╭──

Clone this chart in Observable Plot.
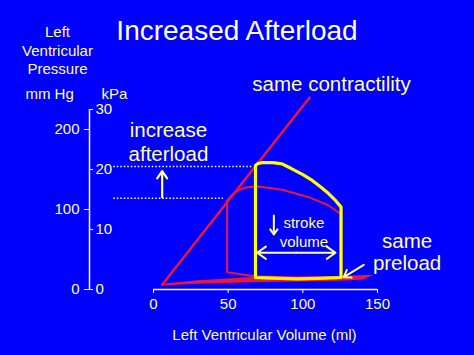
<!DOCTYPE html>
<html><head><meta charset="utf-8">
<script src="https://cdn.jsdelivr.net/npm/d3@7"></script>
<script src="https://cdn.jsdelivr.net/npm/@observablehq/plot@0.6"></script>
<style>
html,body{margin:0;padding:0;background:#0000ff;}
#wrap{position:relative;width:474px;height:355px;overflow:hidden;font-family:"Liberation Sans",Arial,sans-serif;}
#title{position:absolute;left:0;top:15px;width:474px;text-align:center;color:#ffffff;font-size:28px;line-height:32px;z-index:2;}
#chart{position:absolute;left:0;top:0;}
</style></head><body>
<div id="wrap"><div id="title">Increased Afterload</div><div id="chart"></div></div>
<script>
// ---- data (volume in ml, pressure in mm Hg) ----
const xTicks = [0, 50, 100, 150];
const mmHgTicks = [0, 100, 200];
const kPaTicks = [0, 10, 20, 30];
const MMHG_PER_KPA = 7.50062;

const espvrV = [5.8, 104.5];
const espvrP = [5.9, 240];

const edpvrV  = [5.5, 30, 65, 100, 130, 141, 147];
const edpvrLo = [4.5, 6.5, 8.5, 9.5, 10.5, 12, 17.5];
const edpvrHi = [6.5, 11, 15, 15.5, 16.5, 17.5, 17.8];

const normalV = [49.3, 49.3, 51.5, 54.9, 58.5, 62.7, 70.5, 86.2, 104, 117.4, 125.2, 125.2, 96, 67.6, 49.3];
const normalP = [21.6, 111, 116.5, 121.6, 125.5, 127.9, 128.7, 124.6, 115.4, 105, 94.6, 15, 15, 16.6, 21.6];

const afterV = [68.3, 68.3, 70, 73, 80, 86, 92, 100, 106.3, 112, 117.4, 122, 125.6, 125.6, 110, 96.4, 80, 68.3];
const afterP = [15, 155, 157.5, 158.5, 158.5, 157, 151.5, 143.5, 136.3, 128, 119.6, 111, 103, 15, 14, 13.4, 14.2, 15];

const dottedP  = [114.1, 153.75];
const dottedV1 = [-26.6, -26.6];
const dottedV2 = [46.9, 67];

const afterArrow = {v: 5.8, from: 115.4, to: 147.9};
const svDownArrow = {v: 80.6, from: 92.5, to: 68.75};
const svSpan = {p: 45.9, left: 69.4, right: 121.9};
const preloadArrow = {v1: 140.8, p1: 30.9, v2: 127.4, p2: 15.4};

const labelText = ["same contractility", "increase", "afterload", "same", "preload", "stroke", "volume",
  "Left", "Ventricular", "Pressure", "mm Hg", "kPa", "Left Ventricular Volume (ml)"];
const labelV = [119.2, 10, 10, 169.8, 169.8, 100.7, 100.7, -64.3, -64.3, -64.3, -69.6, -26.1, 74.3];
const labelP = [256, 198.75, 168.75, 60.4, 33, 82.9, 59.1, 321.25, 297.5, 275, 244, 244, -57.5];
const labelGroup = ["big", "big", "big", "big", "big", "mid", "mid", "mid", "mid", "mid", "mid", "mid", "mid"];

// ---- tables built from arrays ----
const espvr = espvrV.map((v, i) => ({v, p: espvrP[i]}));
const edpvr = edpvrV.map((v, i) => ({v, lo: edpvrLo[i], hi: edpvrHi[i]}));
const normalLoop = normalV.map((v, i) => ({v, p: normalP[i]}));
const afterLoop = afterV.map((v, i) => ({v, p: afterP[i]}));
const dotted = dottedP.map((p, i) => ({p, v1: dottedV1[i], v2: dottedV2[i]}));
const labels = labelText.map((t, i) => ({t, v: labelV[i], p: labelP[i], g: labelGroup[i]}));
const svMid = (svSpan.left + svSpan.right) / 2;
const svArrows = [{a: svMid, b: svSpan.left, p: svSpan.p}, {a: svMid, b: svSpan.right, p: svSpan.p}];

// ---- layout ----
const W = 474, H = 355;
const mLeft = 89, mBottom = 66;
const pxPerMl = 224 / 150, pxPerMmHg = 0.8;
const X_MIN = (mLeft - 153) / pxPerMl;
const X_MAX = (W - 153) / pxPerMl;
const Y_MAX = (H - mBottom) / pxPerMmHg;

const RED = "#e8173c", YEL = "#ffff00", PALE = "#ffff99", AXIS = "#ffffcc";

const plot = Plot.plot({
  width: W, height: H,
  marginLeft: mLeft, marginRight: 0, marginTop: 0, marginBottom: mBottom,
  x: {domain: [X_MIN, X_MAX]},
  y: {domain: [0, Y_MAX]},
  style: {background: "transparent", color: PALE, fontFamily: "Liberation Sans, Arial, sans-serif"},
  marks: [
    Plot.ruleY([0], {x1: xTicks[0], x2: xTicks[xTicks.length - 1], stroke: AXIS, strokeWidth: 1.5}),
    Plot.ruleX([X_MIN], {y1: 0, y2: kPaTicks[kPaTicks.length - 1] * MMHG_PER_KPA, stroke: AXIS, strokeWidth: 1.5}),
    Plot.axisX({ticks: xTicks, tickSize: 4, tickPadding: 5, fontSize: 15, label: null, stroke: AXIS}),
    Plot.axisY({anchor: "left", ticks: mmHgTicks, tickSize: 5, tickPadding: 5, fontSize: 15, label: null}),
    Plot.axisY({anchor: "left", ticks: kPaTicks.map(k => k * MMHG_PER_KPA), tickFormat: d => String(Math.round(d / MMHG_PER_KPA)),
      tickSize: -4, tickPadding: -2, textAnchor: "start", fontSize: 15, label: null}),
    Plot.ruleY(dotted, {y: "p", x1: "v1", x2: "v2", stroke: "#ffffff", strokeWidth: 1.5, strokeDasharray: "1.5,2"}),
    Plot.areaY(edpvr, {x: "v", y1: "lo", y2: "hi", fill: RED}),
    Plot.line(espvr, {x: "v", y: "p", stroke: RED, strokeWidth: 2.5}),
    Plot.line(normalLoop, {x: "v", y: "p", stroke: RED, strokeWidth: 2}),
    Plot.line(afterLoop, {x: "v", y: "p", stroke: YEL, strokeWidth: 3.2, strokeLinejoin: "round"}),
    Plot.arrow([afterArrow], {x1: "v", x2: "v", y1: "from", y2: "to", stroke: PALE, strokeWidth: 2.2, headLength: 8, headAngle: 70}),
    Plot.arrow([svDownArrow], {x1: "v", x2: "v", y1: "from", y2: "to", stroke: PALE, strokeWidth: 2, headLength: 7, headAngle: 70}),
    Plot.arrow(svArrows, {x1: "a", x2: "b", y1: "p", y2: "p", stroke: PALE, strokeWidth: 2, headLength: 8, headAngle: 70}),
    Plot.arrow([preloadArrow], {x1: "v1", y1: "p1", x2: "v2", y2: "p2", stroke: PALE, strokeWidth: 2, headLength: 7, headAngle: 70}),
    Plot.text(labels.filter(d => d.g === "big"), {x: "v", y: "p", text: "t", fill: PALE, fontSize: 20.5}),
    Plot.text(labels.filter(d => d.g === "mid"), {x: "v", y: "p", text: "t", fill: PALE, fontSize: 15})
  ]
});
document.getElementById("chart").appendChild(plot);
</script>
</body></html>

╰──
╭──

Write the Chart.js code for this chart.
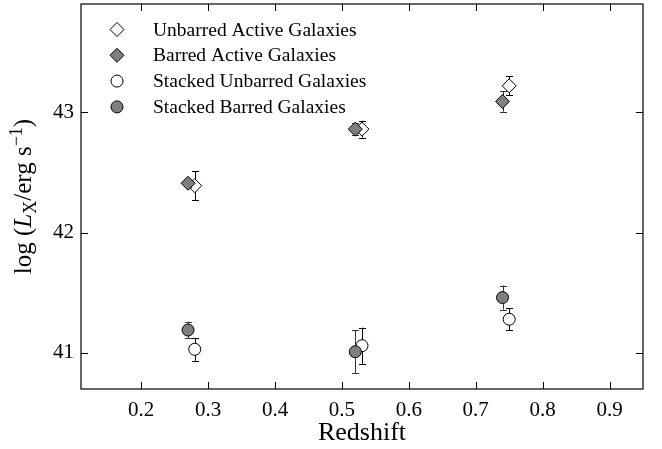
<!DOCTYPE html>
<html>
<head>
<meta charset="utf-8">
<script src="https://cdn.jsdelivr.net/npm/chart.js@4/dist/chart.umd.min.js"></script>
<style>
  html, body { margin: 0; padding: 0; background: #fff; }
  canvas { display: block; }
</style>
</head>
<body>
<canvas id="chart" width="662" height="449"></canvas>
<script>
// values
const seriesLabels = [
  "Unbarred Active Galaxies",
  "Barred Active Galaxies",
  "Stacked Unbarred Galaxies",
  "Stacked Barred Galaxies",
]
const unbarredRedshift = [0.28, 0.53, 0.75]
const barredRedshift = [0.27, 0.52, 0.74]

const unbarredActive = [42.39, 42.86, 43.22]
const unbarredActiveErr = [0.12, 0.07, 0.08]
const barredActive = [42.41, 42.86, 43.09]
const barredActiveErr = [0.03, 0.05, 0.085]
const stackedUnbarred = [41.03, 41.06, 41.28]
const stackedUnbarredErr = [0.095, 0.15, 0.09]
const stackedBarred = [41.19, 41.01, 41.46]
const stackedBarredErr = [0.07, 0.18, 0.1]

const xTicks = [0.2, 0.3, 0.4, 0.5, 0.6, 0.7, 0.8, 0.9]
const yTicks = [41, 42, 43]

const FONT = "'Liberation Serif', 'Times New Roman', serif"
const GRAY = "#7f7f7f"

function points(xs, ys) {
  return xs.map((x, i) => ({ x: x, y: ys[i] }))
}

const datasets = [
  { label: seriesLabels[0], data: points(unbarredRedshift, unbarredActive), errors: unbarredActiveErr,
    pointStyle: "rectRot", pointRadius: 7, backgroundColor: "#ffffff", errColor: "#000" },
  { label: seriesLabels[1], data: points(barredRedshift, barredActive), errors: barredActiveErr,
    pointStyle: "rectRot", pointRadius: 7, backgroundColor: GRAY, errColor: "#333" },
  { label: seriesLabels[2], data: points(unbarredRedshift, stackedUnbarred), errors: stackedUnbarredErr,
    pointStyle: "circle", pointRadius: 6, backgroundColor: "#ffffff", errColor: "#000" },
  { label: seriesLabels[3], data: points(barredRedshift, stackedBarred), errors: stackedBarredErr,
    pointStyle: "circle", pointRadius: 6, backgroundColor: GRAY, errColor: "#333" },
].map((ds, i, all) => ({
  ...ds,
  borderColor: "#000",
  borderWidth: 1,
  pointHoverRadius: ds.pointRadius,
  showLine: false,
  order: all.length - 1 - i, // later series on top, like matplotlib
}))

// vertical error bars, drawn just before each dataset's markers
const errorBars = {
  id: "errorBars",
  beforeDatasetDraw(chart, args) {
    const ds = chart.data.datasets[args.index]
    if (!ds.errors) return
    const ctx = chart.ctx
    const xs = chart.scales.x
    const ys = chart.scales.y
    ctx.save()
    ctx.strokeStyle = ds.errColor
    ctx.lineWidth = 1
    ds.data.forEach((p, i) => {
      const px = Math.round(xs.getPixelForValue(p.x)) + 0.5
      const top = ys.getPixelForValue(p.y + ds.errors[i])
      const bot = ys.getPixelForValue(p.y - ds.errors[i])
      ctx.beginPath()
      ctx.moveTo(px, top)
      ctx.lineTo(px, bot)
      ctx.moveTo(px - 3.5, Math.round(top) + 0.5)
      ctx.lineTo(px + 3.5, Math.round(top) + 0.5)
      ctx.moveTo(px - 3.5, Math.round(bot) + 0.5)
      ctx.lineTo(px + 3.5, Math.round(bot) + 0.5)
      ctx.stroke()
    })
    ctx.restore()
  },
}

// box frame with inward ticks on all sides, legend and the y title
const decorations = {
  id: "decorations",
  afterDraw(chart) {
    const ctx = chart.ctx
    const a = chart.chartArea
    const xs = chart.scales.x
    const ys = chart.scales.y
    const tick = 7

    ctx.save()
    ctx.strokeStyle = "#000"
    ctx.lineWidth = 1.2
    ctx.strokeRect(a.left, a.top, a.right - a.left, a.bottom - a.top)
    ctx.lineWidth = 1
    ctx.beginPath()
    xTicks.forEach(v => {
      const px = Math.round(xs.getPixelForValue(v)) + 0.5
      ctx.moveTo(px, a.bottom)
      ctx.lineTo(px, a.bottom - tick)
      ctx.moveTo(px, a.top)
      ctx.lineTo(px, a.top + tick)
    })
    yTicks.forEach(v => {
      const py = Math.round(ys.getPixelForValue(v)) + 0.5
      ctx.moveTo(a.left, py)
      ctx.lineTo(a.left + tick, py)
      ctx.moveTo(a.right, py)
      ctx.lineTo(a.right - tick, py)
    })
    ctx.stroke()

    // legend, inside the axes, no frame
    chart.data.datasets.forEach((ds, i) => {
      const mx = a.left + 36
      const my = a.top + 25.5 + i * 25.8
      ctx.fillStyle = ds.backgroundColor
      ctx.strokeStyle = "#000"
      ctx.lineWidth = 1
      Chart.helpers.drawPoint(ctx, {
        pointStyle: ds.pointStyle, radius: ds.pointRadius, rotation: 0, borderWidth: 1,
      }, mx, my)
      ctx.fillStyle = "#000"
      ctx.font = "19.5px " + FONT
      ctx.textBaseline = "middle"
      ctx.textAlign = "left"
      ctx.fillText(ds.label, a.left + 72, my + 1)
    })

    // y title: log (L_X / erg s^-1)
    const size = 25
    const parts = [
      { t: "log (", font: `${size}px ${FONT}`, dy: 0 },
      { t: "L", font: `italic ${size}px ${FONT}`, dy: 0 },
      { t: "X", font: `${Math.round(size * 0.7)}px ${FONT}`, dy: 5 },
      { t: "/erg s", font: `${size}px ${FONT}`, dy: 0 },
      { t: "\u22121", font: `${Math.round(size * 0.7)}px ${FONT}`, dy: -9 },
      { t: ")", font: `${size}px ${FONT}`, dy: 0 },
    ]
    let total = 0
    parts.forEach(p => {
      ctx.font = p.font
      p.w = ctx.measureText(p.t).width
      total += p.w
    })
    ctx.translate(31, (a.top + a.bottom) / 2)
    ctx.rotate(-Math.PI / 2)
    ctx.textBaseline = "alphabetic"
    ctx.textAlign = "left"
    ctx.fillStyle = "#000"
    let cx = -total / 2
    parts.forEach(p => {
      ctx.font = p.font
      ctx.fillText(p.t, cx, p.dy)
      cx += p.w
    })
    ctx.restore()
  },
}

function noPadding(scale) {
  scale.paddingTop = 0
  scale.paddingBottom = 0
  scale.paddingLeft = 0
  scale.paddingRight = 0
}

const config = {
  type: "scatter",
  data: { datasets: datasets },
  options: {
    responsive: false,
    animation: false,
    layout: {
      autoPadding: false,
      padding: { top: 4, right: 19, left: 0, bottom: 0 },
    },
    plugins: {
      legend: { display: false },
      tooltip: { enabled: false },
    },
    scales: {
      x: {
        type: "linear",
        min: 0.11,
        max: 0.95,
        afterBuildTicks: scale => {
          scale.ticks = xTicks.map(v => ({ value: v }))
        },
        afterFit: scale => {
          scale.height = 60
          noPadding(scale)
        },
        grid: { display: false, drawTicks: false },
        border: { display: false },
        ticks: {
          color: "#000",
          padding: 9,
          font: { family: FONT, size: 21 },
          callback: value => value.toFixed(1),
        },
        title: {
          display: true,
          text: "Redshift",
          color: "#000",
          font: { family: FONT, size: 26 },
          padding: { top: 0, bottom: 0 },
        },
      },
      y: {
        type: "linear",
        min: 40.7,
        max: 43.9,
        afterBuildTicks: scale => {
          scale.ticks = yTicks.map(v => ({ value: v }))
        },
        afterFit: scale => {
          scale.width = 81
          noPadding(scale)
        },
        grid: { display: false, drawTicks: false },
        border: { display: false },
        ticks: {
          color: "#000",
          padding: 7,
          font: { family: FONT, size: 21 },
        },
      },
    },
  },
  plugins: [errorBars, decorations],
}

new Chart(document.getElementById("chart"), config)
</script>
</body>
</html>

╰──
╭──

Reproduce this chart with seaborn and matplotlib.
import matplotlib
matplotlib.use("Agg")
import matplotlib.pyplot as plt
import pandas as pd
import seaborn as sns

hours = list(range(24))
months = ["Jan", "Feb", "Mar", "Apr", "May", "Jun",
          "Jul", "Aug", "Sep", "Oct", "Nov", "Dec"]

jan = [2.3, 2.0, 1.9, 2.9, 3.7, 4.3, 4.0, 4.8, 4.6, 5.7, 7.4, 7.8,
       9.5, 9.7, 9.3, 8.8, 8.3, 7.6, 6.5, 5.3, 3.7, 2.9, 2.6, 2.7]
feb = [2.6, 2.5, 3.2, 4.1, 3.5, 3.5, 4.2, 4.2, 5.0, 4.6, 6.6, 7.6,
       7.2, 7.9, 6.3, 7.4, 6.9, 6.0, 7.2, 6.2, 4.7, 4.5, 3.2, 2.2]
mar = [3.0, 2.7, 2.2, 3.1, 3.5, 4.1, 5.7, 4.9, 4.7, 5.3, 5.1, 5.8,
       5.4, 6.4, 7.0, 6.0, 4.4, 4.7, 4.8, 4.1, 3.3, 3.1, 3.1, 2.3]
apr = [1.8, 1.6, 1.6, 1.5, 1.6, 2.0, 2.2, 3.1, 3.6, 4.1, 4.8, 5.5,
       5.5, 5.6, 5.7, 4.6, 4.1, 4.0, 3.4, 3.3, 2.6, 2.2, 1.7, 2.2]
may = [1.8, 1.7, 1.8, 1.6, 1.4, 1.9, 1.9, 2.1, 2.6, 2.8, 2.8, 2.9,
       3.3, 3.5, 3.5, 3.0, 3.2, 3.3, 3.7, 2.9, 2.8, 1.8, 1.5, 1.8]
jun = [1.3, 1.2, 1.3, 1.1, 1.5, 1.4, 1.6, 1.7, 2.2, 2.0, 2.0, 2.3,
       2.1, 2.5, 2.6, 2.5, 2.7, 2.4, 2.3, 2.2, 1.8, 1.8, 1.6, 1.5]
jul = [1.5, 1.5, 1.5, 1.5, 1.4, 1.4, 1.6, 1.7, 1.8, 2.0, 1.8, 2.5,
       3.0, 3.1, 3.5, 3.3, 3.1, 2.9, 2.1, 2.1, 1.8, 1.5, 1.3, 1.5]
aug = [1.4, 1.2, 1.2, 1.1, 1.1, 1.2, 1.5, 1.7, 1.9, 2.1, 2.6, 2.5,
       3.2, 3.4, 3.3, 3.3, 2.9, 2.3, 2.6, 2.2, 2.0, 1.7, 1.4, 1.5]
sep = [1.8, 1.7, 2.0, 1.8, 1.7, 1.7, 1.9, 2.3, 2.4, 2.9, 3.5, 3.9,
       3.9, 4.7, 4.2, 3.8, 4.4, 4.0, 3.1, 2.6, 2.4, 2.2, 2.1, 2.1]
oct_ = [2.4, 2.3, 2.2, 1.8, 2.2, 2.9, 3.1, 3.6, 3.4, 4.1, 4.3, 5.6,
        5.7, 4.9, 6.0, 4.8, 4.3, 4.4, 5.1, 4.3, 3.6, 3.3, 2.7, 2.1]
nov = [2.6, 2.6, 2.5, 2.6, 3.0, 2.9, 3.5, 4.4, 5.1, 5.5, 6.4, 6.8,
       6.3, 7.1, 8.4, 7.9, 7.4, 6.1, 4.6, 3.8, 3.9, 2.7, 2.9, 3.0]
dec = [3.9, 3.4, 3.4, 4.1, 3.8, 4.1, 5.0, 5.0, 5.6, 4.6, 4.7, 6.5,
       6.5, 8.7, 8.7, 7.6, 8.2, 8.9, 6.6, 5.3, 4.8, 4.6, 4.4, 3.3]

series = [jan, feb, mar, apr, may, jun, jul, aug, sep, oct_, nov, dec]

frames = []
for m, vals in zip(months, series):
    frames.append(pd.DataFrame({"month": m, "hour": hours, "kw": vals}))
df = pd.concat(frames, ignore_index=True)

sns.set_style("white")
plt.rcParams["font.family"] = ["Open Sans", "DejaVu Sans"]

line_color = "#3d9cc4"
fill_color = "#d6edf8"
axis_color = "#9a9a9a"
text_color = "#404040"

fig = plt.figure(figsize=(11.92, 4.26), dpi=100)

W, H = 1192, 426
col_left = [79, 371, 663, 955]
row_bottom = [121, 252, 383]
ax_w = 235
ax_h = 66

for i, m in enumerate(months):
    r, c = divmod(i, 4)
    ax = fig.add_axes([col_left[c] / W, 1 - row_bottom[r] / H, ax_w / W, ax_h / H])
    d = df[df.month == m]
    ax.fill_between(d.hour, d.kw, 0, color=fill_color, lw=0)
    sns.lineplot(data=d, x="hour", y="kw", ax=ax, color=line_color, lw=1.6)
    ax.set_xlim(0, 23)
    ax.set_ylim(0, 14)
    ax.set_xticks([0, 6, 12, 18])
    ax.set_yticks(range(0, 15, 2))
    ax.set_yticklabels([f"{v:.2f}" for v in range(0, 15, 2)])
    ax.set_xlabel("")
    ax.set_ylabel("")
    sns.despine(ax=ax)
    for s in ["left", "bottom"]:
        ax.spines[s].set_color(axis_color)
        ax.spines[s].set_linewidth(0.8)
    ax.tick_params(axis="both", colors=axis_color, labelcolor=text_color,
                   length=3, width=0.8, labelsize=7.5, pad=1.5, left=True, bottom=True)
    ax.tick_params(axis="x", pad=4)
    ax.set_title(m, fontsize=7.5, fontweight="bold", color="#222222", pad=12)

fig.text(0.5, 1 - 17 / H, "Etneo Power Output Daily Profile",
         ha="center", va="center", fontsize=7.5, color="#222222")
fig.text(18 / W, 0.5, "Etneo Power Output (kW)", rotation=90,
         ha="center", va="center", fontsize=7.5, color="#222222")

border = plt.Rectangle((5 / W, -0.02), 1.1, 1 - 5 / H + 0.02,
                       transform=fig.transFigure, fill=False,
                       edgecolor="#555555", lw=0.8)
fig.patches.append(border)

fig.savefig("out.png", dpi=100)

╰──

WORK TO COMPLETE:
Your task is to retype exactly the lines from the one containing "Clone this chart in Observable Plot." through the one containing "13.4, 14.2, 15];", leaving every picture out.

ANSWER TO THIS PROBLEM:
Clone this chart in Observable Plot.
<!DOCTYPE html>
<html><head><meta charset="utf-8">
<script src="https://cdn.jsdelivr.net/npm/d3@7"></script>
<script src="https://cdn.jsdelivr.net/npm/@observablehq/plot@0.6"></script>
<style>
html,body{margin:0;padding:0;background:#0000ff;}
#wrap{position:relative;width:474px;height:355px;overflow:hidden;font-family:"Liberation Sans",Arial,sans-serif;}
#title{position:absolute;left:0;top:15px;width:474px;text-align:center;color:#ffffff;font-size:28px;line-height:32px;z-index:2;}
#chart{position:absolute;left:0;top:0;}
</style></head><body>
<div id="wrap"><div id="title">Increased Afterload</div><div id="chart"></div></div>
<script>
// ---- data (volume in ml, pressure in mm Hg) ----
const xTicks = [0, 50, 100, 150];
const mmHgTicks = [0, 100, 200];
const kPaTicks = [0, 10, 20, 30];
const MMHG_PER_KPA = 7.50062;

const espvrV = [5.8, 104.5];
const espvrP = [5.9, 240];

const edpvrV  = [5.5, 30, 65, 100, 130, 141, 147];
const edpvrLo = [4.5, 6.5, 8.5, 9.5, 10.5, 12, 17.5];
const edpvrHi = [6.5, 11, 15, 15.5, 16.5, 17.5, 17.8];

const normalV = [49.3, 49.3, 51.5, 54.9, 58.5, 62.7, 70.5, 86.2, 104, 117.4, 125.2, 125.2, 96, 67.6, 49.3];
const normalP = [21.6, 111, 116.5, 121.6, 125.5, 127.9, 128.7, 124.6, 115.4, 105, 94.6, 15, 15, 16.6, 21.6];

const afterV = [68.3, 68.3, 70, 73, 80, 86, 92, 100, 106.3, 112, 117.4, 122, 125.6, 125.6, 110, 96.4, 80, 68.3];
const afterP = [15, 155, 157.5, 158.5, 158.5, 157, 151.5, 143.5, 136.3, 128, 119.6, 111, 103, 15, 14, 13.4, 14.2, 15];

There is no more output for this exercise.